Short exercise: Starting with the first line below, extract each line through the one that contains "const axisMax = 5900;", inclusive, excluding pictures.

Records:
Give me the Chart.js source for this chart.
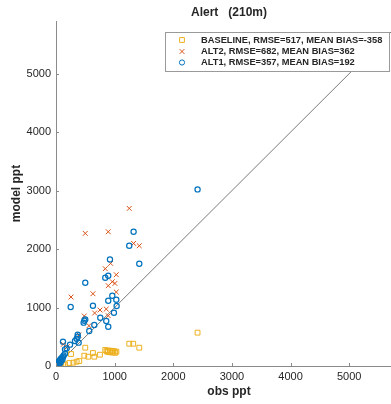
<!DOCTYPE html>
<html>
<head>
<meta charset="utf-8">
<script src="https://cdn.jsdelivr.net/npm/chart.js@4"></script>
<style>
  html, body { margin: 0; padding: 0; overflow: hidden; background: #fff; }
  canvas { display: block; }
</style>
</head>
<body>
<canvas id="scatterChart" width="420" height="404"></canvas>
<script>
// values
const titleText = "Alert   (210m)";
const tickVals = [0, 1000, 2000, 3000, 4000, 5000];
const axisMax = 5900;

const baselineLabel = "BASELINE, RMSE=517, MEAN BIAS=-358";
const alt2Label = "ALT2, RMSE=682, MEAN BIAS=362";
const alt1Label = "ALT1, RMSE=357, MEAN BIAS=192";

const baselineObs = [2414, 1249, 1317, 1420, 499, 256, 630, 482, 550, 653, 750, 840, 862, 890, 920, 950, 975, 1000, 1030, 880, 920, 960, 1010, 397, 352, 296, 227, 153, 120, 90, 60, 40, 20, 10];
const baselineModel = [570, 381, 381, 313, 313, 205, 222, 176, 159, 159, 193, 274, 256, 265, 262, 255, 258, 250, 245, 240, 235, 230, 225, 85, 74, 57, 51, 28, 20, 15, 10, 8, 5, 2];

const alt2Obs = [1249, 499, 891, 1323, 1420, 931, 840, 1028, 960, 891, 1005, 1028, 630, 256, 659, 750, 857, 891, 482, 562, 392, 125, 193, 40, 80, 20];
const alt2Model = [2695, 2268, 2296, 2097, 2057, 1755, 1664, 1561, 1441, 1373, 1412, 1265, 1236, 1179, 906, 957, 974, 860, 855, 689, 530, 371, 330, 60, 110, 30];

const alt1Obs = [2414, 1323, 1249, 1420, 920, 891, 840, 499, 250, 630, 960, 1028, 891, 1034, 988, 755, 653, 567, 857, 891, 482, 499, 471, 370, 370, 352, 324, 386, 119, 239, 182, 153, 153,
                 10, 20, 30, 40, 50, 60, 70, 80, 90, 100, 110, 25, 15, 35, 45, 55, 65, 75, 120, 130, 5, 8];
const alt1Model = [3020, 2296, 2057, 1749, 1823, 1544, 1510, 1424, 1009, 1031, 1202, 1134, 1117, 1026, 911, 826, 701, 598, 769, 672, 775, 797, 741, 536, 501, 467, 427, 399, 416, 365, 302, 285, 211,
                   20, 40, 30, 60, 80, 50, 100, 120, 90, 140, 110, 10, 15, 45, 25, 65, 75, 55, 160, 180, 5, 30];

const oneToOne = [0, axisMax];

const toPoints = (xs, ys) => xs.map((x, i) => ({ x: x, y: ys[i] }));

const fontFamily = "'Liberation Sans', Arial, sans-serif";
const tickFont = { family: fontFamily, size: 11 };
const textColor = "#262626";
const axisColor = "#8a8a8a";

// draws the title, the inward tick marks and the boxed legend
const matlabLook = {
    id: "matlabLook",
    afterDraw(chart) {
        const ctx = chart.ctx;
        const area = chart.chartArea;
        const xs = chart.scales.x;
        const ys = chart.scales.y;
        ctx.save();

        // inward ticks
        ctx.strokeStyle = axisColor;
        ctx.lineWidth = 1;
        tickVals.forEach(v => {
            const px = Math.round(xs.getPixelForValue(v)) + 0.5;
            ctx.beginPath();
            ctx.moveTo(px, area.bottom);
            ctx.lineTo(px, area.bottom - 3);
            ctx.stroke();
            const py = Math.round(ys.getPixelForValue(v)) + 0.5;
            ctx.beginPath();
            ctx.moveTo(area.left, py);
            ctx.lineTo(area.left + 3, py);
            ctx.stroke();
        });

        // title
        ctx.fillStyle = textColor;
        ctx.font = "bold 12px " + fontFamily;
        ctx.textAlign = "center";
        ctx.textBaseline = "middle";
        ctx.fillText(titleText, (area.left + area.right) / 2, 13);

        // legend box
        const box = { left: 165.5, top: 32.5, right: 389.5, bottom: 71.5 };
        ctx.fillStyle = "#fff";
        ctx.fillRect(box.left, box.top, box.right - box.left, box.bottom - box.top);
        ctx.strokeStyle = "#9a9a9a";
        ctx.lineWidth = 1;
        ctx.strokeRect(box.left, box.top, box.right - box.left, box.bottom - box.top);

        const rowY = [40, 51.5, 62.5];
        ctx.font = "bold 9.3px " + fontFamily;
        ctx.textAlign = "left";
        ctx.textBaseline = "middle";
        [0, 1, 2].forEach(i => {
            const ds = chart.data.datasets[i];
            ctx.strokeStyle = ds.borderColor;
            ctx.fillStyle = "rgba(0,0,0,0)";
            ctx.lineWidth = 1;
            Chart.helpers.drawPoint(ctx, {
                pointStyle: ds.pointStyle,
                radius: ds.radius,
                rotation: 0,
                borderWidth: 1
            }, 182, rowY[i]);
            ctx.fillStyle = textColor;
            ctx.fillText(ds.label, 201, rowY[i]);
        });
        ctx.restore();
    }
};

const ctx = document.getElementById("scatterChart").getContext("2d");
new Chart(ctx, {
    type: "scatter",
    data: {
        datasets: [
            {
                label: baselineLabel,
                data: toPoints(baselineObs, baselineModel),
                pointStyle: "rect",
                radius: 3.4,
                borderColor: "#EDB120",
                backgroundColor: "rgba(0,0,0,0)",
                borderWidth: 1,
                order: 3
            },
            {
                label: alt2Label,
                data: toPoints(alt2Obs, alt2Model),
                pointStyle: "crossRot",
                radius: 3.4,
                borderColor: "#D95319",
                backgroundColor: "rgba(0,0,0,0)",
                borderWidth: 1,
                order: 2
            },
            {
                label: alt1Label,
                data: toPoints(alt1Obs, alt1Model),
                pointStyle: "circle",
                radius: 2.6,
                borderColor: "#0072BD",
                backgroundColor: "rgba(0,0,0,0)",
                borderWidth: 1.2,
                order: 1
            },
            {
                label: "1:1",
                type: "line",
                data: toPoints(oneToOne, oneToOne),
                borderColor: "#7a7a7a",
                borderWidth: 1,
                pointRadius: 0,
                fill: false,
                order: 4
            }
        ]
    },
    options: {
        responsive: false,
        animation: false,
        events: [],
        layout: { padding: { left: 0, top: 21, right: 18, bottom: 0 } },
        plugins: {
            legend: { display: false },
            title: { display: false },
            tooltip: { enabled: false }
        },
        scales: {
            x: {
                type: "linear",
                min: 0,
                max: axisMax,
                afterBuildTicks: scale => { scale.ticks = tickVals.map(v => ({ value: v })); },
                afterFit: scale => { scale.height = 38; },
                ticks: { font: tickFont, color: textColor, padding: 4, callback: v => String(v) },
                grid: { drawOnChartArea: false, drawTicks: false },
                border: { color: axisColor },
                title: {
                    display: true,
                    text: "obs ppt",
                    font: { family: fontFamily, size: 12, weight: "bold" },
                    color: textColor,
                    padding: { top: 0, bottom: 5 }
                }
            },
            y: {
                type: "linear",
                min: 0,
                max: axisMax,
                afterBuildTicks: scale => { scale.ticks = tickVals.map(v => ({ value: v })); },
                afterFit: scale => { scale.width = 56; },
                ticks: { font: tickFont, color: textColor, padding: 5, callback: v => String(v) },
                grid: { drawOnChartArea: false, drawTicks: false },
                border: { color: axisColor },
                title: {
                    display: true,
                    text: "model ppt",
                    font: { family: fontFamily, size: 12, weight: "bold" },
                    color: textColor,
                    padding: { top: 9, bottom: 0 }
                }
            }
        }
    },
    plugins: [matlabLook]
});
</script>
</body>
</html>
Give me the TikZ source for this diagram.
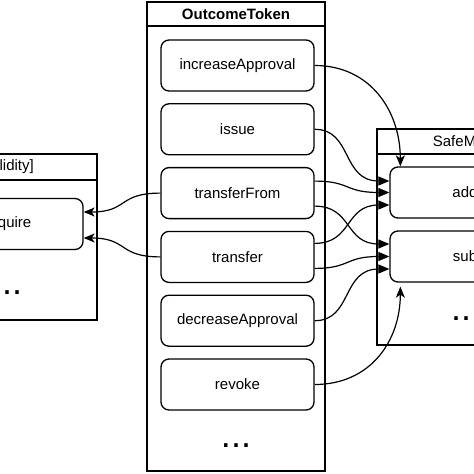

Finished answer:
Give me the Chart.js source for this chart.
<!DOCTYPE html>
<html>
<head>
<meta charset="utf-8">
<script src="https://cdn.jsdelivr.net/npm/chart.js@4"></script>
<style>
  html, body { margin: 0; padding: 0; overflow: hidden; background: #fff; }
  canvas { display: block; }
</style>
</head>
<body>
<canvas id="scatterChart" width="420" height="404"></canvas>
<script>
// values
const titleText = "Alert   (210m)";
const tickVals = [0, 1000, 2000, 3000, 4000, 5000];
const axisMax = 5900;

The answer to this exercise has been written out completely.